Naturally, they found a way. Here’s how: It turns out that if you take an otherwise normal, port-injected gasoline engine, and you inject just a tiny amount of E85 directly into the combustion chamber using a conventional direct-injection system, you can get most of your energy from the gas, but get charge cooling and octane from the E85.
The brilliance of this strategy is that engines don’t need high octane most of the time. Idling in traffic, cruising down the freeway, accelerating like your mom; None of these require even 91 octane, let alone the 100+ octane of E85. So, in all these boring conditions, the engine can run purely on 87-octane crap. When pedal hits metal, though, a little bit of E85 joins the party, preventing knock and boosting power.
In fact, it turns out that if you inject the E85 in just the right quantity, location and timing, you can achieve a result far more effective than even the 100-octane E85 normally delivers. In fact, EBS claims they can achieve the functional equivalent of 150 octane with this method, which effectively eliminates the knock threshold entirely. Suddenly, the limits to how hard you can lean on an engine are now set by the mechanical limits of the parts, not the point at which the detonation starts breaking things.
This opens the door for staggering levels of turbocharging. Imagine a turbocharged engine with 13:1 compression AND 20 psi of boost. Now, imagine how much you could downsize an engine with that kind of power density. Imagine a 3-cylinder, 1-liter, 300-horsepower Mustang…

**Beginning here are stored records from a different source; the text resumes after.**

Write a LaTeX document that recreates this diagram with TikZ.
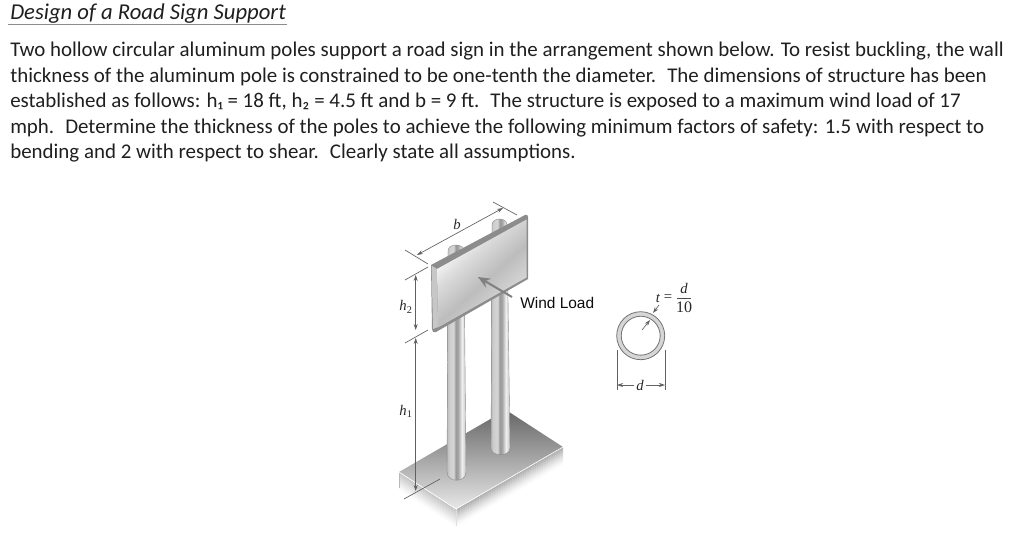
\documentclass[tikz,border=0pt]{standalone}
\usepackage{fontspec}
\setmainfont{Carlito}
\newfontfamily\serifit{Liberation Serif}[ItalicFont=* Italic]
\newfontfamily\labelsans{Liberation Sans}
\usetikzlibrary{arrows.meta}
\pgfdeclarehorizontalshading{polesh}{100bp}{
 color(0bp)=(black!50);color(14bp)=(black!45);color(30bp)=(black!20);color(42bp)=(black!16);
 color(48bp)=(black!40);color(55bp)=(black!34);color(64bp)=(black!6);color(72bp)=(black!18);color(86bp)=(black!50);color(100bp)=(black!55)}
\pgfdeclareverticalshading{signsh}{100bp}{
 color(0bp)=(black!12);color(30bp)=(black!14);color(46bp)=(black!26);color(60bp)=(black!14);color(71bp)=(black!1);color(80bp)=(black!8);color(90bp)=(black!22);color(100bp)=(black!26)}
\tikzset{
 x=0.75pt,y=-0.75pt,
 bodytext/.style={anchor=base west,inner sep=0pt,font=\fontsize{15.7pt}{18pt}\selectfont,text=black!88},
 titletext/.style={anchor=base west,inner sep=0pt,font=\fontsize{17pt}{20pt}\selectfont\itshape,text=black!88},
 dimlabel/.style={inner sep=0pt,font=\fontsize{11pt}{12pt}\selectfont\serifit\itshape,text=black!85},
 dimline/.style={draw=black!62,line width=0.5pt},
 dimarrow/.style={dimline,{Stealth[length=4.5pt,width=3pt]}-{Stealth[length=4.5pt,width=3pt]}},
 poleface/.style={draw=black!45,line width=0.3pt,shading=polesh},
}
\begin{document}
\begin{tikzpicture}
\useasboundingbox (0,0) rectangle (1024,532);
% text
\node[titletext] (title) at (10,19.5) {Design of a Road Sign Support};
\draw[draw=black!45,line width=0.5pt] (8,24) -- (287,24);
\node[bodytext] (l1) at (10,56.6) {Two hollow circular aluminum poles support a road sign in the arrangement shown below. To resist buckling, the wall};
\node[bodytext] (l2) at (10,82.1) {thickness of the aluminum pole is constrained to be one-tenth the diameter.~ The dimensions of structure has been};
\node[bodytext] (l3) at (10,107.4) {established as follows: h₁ = 18 ft, h₂ = 4.5 ft and b = 9 ft.~ The structure is exposed to a maximum wind load of 17};
\node[bodytext] (l4) at (10,133) {mph.~ Determine the thickness of the poles to achieve the following minimum factors of safety: 1.5 with respect to};
\node[bodytext] (l5) at (10,158.4) {bending and 2 with respect to shear.~ Clearly state all assumptions.};
% base: side faces (strips fading downward) then top
\foreach \i in {0,...,17}{
 \pgfmathsetmacro{\cr}{34*(1-\i/18)^1.4}
 \pgfmathsetmacro{\cl}{24*(1-\i/18)^1.2}
 \fill[black!\cr] (456,509+\i) -- (563,447+\i) -- (563,448.2+\i) -- (456,510.2+\i) -- cycle;
 \fill[black!\cl] (399,472+\i) -- (456,509+\i) -- (456,510.2+\i) -- (399,473.2+\i) -- cycle;
}
\shade[top color=black!60,bottom color=black!9] (399,472) -- (506,410) -- (563,447) -- (456,509) -- cycle;
\draw[draw=black!28,line width=0.4pt] (399,472) -- (399,488);
\draw[draw=black!12,line width=0.4pt] (456,509) -- (456,526);
\draw[draw=white,line width=0.5pt] (399,472) -- (456,509) -- (563,447);
% poles
\path[poleface] (492,225) .. controls (492,217) and (507,217) .. (507,225) -- (510,448) .. controls (510,457) and (491,457) .. (491,448) -- cycle;
\path[poleface] (448,251) .. controls (448,243) and (464,243) .. (464,251) -- (466,472) .. controls (466,483) and (447,483) .. (447,472) -- cycle;
% sign
\fill[black!45] (431,265) -- (525,215) .. controls (527,214) and (528,215) .. (528,217) -- (528,279) -- (436,332) .. controls (433,333) and (432,331) .. (432,329) -- cycle;
\fill[black!22] (431.5,265.5) -- (437,269) -- (438,327) -- (433,329) -- cycle;
\shade[shading=signsh,shading angle=42] (437,269) -- (526.5,219.5) -- (526.5,277.5) -- (438,327.5) -- cycle;
% wind
\coordinate (windtail) at (512,297);
\coordinate (windtip) at (478,277);
\draw[draw=black!50,line width=1.5pt,-{Stealth[length=9pt,width=7.5pt]}] (windtail) -- (windtip);
\node[inner sep=0pt,anchor=base west,font=\fontsize{11.6pt}{14pt}\selectfont\labelsans,text=black!95] (wind) at (520,308) {Wind Load};
% dimensions
\coordinate (bA) at (417,255); \coordinate (bB) at (503,208);
\draw[dimarrow] (bA) -- (bB);
\coordinate (eb1) at (405,250); \coordinate (eb2) at (428,264);
\coordinate (eb3) at (493,202); \coordinate (eb4) at (517,215);
\draw[dimline] (eb1) -- (eb2); \draw[dimline] (eb3) -- (eb4);
\node[dimlabel] (blabel) at (457,224) {b};
\coordinate (h2a) at (415.7,275); \coordinate (h2b) at (415.7,330);
\coordinate (h1a) at (415.7,338); \coordinate (h1b) at (415.7,491);
\draw[dimarrow] (h2a) -- (h2b);
\draw[dimarrow] (h1a) -- (h1b);
\coordinate (e1) at (405,280); \coordinate (e2) at (428,267);
\coordinate (e3) at (405,343); \coordinate (e4) at (428,330);
\coordinate (e5) at (404,499); \coordinate (e6) at (440,479);
\draw[dimline] (e1) -- (e2); \draw[dimline] (e3) -- (e4); \draw[dimline] (e5) -- (e6);
\node[dimlabel] (h2) at (406,307) {h\textsubscript{\upshape 2}};
\node[dimlabel] (h1) at (406,411) {h\textsubscript{\upshape 1}};
% section
\draw[draw=black!55,line width=0.6pt,fill=black!16,even odd rule] (640.7,335.7) circle[radius=18pt] (640.7,335.7) circle[radius=14.6pt];
\coordinate (t1) at (659,305); \coordinate (t2) at (653,313);
\coordinate (t3) at (642,330); \coordinate (t4) at (650,320);
\draw[dimline,-{Stealth[length=4.5pt,width=3pt]}] (t1) -- (t2);
\draw[dimline,-{Stealth[length=4.5pt,width=3pt]}] (t3) -- (t4);
\coordinate (d1) at (617,350); \coordinate (d2) at (617,390);
\coordinate (d3) at (665,350); \coordinate (d4) at (665,390);
\draw[dimline] (d1) -- (d2); \draw[dimline] (d3) -- (d4);
\coordinate (da) at (617,385); \coordinate (db) at (665,385);
\node[dimlabel,inner sep=1.5pt] (dlabel) at (640,385) {d};
\draw[dimline,{Stealth[length=4.5pt,width=3pt]}-] (da) -- (dlabel.west);
\draw[dimline,-{Stealth[length=4.5pt,width=3pt]}] (dlabel.east) -- (db);
\node[dimlabel] (tlabel) at (658,298) {t};
\node[dimlabel,font=\fontsize{11pt}{12pt}\selectfont\serifit] (teq) at (668,298) {=};
\node[dimlabel] (fd) at (684,288.5) {d};
\draw[draw=black!70,line width=0.5pt] (677,298) -- (691,298);
\node[dimlabel,font=\fontsize{12pt}{13pt}\selectfont\serifit] (ften) at (684,307.5) {10};
\end{tikzpicture}
\end{document}
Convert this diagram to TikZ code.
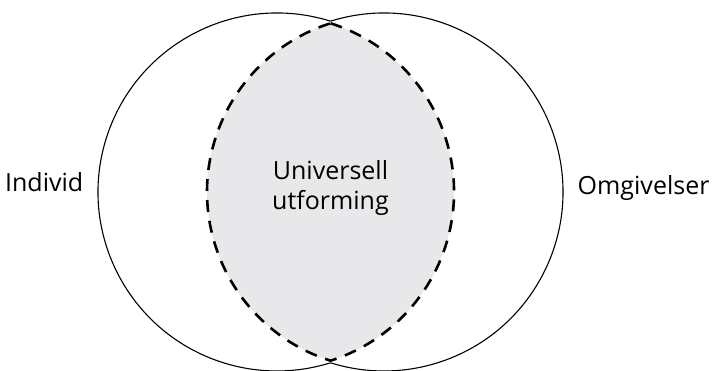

Rollin, in my one point oh!
Building an engine with this kind of power density results in something that looks more like a diesel than a conventional gas engine. Engine blocks have to be cast iron, pistons have to be stronger and a bit heavier, etc., etc., but that’s the only compromise. There’s really no new technology involved in implementing EBS’s strategy. Port injection for the gas, direct injection for the E85, both of which can use off-the shelf technology. Emissions control strategies are exactly the same as any other gas engine, which is to say much cheaper than trying to clean up a diesel.
Most drivers (the slow ones who should probably be in electric cars anyway) get into this high-octane realm so infrequently that a small tank of E85 (less than 5 gallons) could last through a 5,000-mile oil change interval, opening the door for this kind of dual-fuel engine to thrive even here in California, where there are currently less than 10 E85 stations in the entire state. E85 could simply be sold in bottles, like oil. Or, the system could be tuned to run on windshield washer fluid.
No, seriously. Windshield washer fluid is mostly methanol and water, and the system can work nearly as well injecting the blue bubbly stuff.
For now, Ethanol Boosting Systems is working closely with Ford, and is focusing on applying their technology to trucks and SUVs, an area where the net fuel savings from, say, a 25% improvement in fuel economy, will have the biggest impact on the number of gallons burned. Its also the area where an extra 5-gallon gas tank is unlikely to bother anybody.
Down in our world, though, I’m just waiting for these truck engines to be small enough to squeeze into a Miata.